Pour peu qu’on ait de connaissances dans l’astronomie, on sait que la sphère des étoiles paraît se mouvoir d’occident en orient autour des pôles de l’écliptique d’un mouvement très-lent, qui, suivant les observations des astronomes, est d’environ 50 secondes chaque année. Cette apparence vient d’un mouvement réel de Taxe de la terre autour des pôles de l’écliptique, en conséquence duquel les points équinoxiaux, c’est-à-dire les points oii l’écliptique et l’équateur se coupent, changent continuellement de place, et rétrogradent chaque année d’orient en occident d’environ 50 secondes. La rétrogradation de ces points a été nommée précession des équinoxes[1]. Mais quelle est la cause d’un mouvement si singulier dans l’axe de la terre ? l’attraction peut-elle en rendre raison ? c’est ce que je me suis proposé d’examiner.

Newton, qui n’a presque rien hasardé, et que par cette raison nos systématiques n’ont pas mis au rang des philosophes, paraît n’avoir pas porté dans l’explication de ce phénomène la lumière qu’il a répandue sur tant d’autres.
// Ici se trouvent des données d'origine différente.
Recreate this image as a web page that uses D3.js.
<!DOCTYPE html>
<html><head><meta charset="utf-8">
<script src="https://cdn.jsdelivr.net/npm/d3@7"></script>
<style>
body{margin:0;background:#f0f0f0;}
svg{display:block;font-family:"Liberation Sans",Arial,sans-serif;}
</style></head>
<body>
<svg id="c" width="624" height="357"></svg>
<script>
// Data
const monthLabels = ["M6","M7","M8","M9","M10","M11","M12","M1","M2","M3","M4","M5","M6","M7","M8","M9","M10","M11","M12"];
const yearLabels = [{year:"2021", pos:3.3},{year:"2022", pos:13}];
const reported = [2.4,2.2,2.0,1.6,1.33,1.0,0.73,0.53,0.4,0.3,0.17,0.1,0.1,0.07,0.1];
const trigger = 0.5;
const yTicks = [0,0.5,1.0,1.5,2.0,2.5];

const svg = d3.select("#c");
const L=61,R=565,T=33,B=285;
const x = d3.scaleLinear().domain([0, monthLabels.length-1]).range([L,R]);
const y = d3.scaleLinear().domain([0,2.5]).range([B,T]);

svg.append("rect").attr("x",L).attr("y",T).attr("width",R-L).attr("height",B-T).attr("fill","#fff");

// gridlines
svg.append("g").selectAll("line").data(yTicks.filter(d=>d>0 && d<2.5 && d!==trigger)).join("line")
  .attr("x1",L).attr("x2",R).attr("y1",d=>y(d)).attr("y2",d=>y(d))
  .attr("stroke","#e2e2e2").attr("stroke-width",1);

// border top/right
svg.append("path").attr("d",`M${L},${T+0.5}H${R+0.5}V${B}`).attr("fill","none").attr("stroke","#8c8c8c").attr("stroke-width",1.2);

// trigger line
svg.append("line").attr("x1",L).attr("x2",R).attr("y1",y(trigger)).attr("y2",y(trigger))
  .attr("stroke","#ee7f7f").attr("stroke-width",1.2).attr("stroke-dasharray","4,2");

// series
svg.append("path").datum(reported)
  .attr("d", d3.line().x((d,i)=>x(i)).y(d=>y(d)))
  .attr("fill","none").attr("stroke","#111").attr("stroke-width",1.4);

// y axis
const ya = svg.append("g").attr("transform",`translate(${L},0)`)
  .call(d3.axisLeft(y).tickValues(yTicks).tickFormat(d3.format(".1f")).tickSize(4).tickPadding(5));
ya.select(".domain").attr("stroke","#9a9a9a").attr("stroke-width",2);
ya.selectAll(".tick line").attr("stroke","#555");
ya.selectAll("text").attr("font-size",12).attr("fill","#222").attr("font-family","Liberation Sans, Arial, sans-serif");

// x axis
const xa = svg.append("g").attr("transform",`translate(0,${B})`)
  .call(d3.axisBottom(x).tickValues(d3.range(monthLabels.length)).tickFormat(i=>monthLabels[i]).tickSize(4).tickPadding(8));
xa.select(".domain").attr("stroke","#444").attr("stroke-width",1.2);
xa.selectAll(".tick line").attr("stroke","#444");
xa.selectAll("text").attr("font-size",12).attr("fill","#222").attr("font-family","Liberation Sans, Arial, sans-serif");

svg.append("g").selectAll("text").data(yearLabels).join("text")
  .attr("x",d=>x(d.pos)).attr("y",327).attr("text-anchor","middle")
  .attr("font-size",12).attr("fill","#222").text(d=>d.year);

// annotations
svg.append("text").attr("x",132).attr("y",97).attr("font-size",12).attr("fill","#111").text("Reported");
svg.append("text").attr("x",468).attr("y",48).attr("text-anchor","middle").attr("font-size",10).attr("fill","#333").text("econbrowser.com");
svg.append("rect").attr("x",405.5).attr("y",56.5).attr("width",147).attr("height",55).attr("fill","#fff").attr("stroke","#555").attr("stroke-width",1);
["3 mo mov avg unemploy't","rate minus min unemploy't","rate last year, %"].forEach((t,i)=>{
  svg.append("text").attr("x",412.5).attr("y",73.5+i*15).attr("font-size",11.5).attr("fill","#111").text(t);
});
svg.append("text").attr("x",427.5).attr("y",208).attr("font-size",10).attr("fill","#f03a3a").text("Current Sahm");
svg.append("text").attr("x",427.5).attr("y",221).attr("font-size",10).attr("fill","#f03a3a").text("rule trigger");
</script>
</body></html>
Il trouve, à la vérité, par une méthode dont on ne saurait trop admirer la finesse, que la précession annuelle des équinoxes doit être de 50 secondes, telle qu’elle est en effet. Mais si on ne saurait désirer une plus grande exactitude dans l’accord de ses calculs avec les observations, il me semble qu’il n’en est pas de même des principes sur lesquels son analyse est appuyée. Pour développer les raisons qui m’obligent à penser ainsi, il est nécessaire de donner une idée de l’ingénieuse théorie de Newton, autant que les bornes et la nature de cette introduction pourront me le permettre.
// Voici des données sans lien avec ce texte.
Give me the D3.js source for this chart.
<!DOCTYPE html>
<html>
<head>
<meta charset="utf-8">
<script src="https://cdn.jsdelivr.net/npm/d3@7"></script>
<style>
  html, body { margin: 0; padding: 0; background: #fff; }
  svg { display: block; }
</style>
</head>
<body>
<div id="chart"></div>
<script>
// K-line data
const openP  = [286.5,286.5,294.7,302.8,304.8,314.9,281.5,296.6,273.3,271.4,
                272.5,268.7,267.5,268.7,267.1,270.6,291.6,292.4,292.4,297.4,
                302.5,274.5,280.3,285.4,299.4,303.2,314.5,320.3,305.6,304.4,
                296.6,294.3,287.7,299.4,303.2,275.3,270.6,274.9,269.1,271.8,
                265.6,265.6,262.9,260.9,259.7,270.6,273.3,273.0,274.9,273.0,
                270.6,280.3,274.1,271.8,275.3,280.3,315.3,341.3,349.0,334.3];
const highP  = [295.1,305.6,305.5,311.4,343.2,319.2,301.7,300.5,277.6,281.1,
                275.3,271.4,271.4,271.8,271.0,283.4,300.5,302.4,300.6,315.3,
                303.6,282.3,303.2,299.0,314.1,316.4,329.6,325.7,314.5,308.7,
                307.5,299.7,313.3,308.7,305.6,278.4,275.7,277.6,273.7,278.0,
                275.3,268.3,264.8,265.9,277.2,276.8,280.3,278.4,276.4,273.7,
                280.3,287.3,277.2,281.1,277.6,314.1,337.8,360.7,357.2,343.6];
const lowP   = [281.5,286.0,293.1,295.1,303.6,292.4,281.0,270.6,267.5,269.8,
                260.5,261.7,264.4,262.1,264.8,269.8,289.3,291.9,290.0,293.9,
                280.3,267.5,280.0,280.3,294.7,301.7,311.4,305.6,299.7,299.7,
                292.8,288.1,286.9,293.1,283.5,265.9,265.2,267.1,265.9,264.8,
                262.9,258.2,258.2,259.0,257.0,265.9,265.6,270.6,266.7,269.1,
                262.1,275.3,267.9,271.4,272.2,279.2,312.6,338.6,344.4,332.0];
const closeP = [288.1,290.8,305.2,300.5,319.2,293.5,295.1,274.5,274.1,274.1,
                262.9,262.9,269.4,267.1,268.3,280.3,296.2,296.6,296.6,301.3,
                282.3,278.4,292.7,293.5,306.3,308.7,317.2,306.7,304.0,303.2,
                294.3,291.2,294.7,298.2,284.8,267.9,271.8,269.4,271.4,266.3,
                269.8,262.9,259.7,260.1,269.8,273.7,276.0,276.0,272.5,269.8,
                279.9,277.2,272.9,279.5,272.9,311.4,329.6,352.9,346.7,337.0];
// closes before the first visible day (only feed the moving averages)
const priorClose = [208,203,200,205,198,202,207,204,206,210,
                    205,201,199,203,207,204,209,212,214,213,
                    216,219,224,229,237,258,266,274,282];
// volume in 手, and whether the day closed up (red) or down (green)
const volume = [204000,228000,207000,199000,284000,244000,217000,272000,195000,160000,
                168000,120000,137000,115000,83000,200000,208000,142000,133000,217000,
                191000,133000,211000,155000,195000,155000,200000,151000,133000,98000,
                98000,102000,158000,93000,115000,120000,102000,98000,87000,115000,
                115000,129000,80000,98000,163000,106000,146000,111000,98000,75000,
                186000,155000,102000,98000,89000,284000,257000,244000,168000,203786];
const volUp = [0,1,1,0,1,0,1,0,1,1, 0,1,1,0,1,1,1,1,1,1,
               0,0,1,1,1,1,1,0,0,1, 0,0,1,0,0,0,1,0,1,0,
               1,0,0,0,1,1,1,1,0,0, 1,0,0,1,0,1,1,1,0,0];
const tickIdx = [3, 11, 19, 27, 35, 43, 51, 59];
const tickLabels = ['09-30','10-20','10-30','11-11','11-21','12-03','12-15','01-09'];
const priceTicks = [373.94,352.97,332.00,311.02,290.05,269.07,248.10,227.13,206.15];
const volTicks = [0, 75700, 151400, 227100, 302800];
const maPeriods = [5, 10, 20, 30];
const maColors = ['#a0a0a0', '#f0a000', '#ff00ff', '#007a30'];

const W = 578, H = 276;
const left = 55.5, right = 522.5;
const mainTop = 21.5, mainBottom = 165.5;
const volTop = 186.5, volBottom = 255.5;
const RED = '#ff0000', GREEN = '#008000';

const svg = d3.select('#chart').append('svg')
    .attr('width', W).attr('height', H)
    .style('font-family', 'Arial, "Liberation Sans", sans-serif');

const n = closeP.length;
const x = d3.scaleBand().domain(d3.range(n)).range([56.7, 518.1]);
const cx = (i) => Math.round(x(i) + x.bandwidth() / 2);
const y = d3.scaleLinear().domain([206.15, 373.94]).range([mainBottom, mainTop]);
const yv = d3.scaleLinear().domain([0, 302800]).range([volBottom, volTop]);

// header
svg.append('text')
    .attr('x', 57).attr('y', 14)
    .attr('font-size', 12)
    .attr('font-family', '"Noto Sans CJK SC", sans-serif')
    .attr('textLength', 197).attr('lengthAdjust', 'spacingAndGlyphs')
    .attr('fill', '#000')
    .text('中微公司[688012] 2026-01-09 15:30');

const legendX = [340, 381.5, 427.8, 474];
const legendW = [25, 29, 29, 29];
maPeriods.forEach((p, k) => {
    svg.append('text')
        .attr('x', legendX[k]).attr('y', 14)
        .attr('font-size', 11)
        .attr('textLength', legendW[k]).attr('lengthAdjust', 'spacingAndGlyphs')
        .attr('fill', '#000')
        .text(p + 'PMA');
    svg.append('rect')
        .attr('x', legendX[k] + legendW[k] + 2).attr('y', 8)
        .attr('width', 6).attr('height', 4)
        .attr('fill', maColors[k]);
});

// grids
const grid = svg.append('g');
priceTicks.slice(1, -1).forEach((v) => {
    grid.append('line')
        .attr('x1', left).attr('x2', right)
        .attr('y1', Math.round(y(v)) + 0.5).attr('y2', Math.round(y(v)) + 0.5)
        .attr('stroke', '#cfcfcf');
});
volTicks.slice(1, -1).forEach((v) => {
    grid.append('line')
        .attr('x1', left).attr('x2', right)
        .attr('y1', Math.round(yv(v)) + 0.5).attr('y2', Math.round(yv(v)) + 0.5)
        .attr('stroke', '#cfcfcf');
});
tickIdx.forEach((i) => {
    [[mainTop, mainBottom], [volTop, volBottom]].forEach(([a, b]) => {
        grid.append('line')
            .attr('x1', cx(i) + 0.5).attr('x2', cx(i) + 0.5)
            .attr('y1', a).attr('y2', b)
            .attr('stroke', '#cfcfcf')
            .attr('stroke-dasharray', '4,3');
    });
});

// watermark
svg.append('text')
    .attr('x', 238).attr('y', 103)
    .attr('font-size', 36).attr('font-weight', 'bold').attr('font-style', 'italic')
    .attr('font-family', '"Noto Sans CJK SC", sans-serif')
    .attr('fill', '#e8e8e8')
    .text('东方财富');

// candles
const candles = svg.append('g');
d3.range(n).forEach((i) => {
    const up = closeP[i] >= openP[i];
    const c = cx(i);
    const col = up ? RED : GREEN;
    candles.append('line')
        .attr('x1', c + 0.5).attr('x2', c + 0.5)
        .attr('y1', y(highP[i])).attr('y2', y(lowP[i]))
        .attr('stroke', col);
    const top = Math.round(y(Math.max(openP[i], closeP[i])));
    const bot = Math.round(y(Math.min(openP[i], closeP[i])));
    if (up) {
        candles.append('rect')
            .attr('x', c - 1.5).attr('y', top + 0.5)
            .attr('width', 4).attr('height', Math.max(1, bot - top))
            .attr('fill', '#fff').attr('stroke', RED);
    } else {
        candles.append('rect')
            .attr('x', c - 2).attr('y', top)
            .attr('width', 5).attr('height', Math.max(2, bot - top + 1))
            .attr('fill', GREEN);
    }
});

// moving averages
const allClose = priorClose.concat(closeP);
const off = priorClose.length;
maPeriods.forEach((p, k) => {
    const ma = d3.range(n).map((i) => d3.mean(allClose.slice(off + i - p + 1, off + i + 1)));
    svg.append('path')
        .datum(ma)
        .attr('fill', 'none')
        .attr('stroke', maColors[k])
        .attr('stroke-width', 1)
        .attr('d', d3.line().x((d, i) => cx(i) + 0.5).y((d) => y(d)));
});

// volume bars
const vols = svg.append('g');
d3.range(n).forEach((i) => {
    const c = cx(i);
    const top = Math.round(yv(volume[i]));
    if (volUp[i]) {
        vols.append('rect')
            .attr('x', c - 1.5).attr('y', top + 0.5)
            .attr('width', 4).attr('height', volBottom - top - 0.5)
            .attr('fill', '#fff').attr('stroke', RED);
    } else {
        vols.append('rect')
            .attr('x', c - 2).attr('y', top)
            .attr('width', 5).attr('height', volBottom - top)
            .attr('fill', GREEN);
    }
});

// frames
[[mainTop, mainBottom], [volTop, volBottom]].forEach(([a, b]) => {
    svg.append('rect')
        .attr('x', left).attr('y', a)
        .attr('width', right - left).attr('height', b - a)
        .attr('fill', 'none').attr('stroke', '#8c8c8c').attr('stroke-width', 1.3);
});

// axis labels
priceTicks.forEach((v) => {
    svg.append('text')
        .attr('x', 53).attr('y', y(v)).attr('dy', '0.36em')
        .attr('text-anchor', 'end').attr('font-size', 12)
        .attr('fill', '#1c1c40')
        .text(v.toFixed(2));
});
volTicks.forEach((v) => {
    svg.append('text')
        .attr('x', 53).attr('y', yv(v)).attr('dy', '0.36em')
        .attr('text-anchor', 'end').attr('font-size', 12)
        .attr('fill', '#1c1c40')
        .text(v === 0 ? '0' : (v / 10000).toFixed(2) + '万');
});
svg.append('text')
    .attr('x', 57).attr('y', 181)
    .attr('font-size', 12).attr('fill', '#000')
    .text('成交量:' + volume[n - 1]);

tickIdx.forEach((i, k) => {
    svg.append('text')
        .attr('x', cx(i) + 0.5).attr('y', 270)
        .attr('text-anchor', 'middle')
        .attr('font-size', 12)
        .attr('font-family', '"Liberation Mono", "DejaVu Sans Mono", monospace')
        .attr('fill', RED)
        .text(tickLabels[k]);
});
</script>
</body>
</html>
  1. Le mot de précession des équinoxes peut venir ou de ce que le mouvement des points oquinoxiaux se fait, pour parler le langage des astronomes, vers les signes qui précèdent, c’est-à-dire contre l’ordre naturel des signes ; ou de ce que, par la rétrogradation de ces points, le moment où l’équinoxe arrive chaque année, précède celui où la terre revient au point de son orbite où l’équinoxe était arrivé l’année d’auparavant.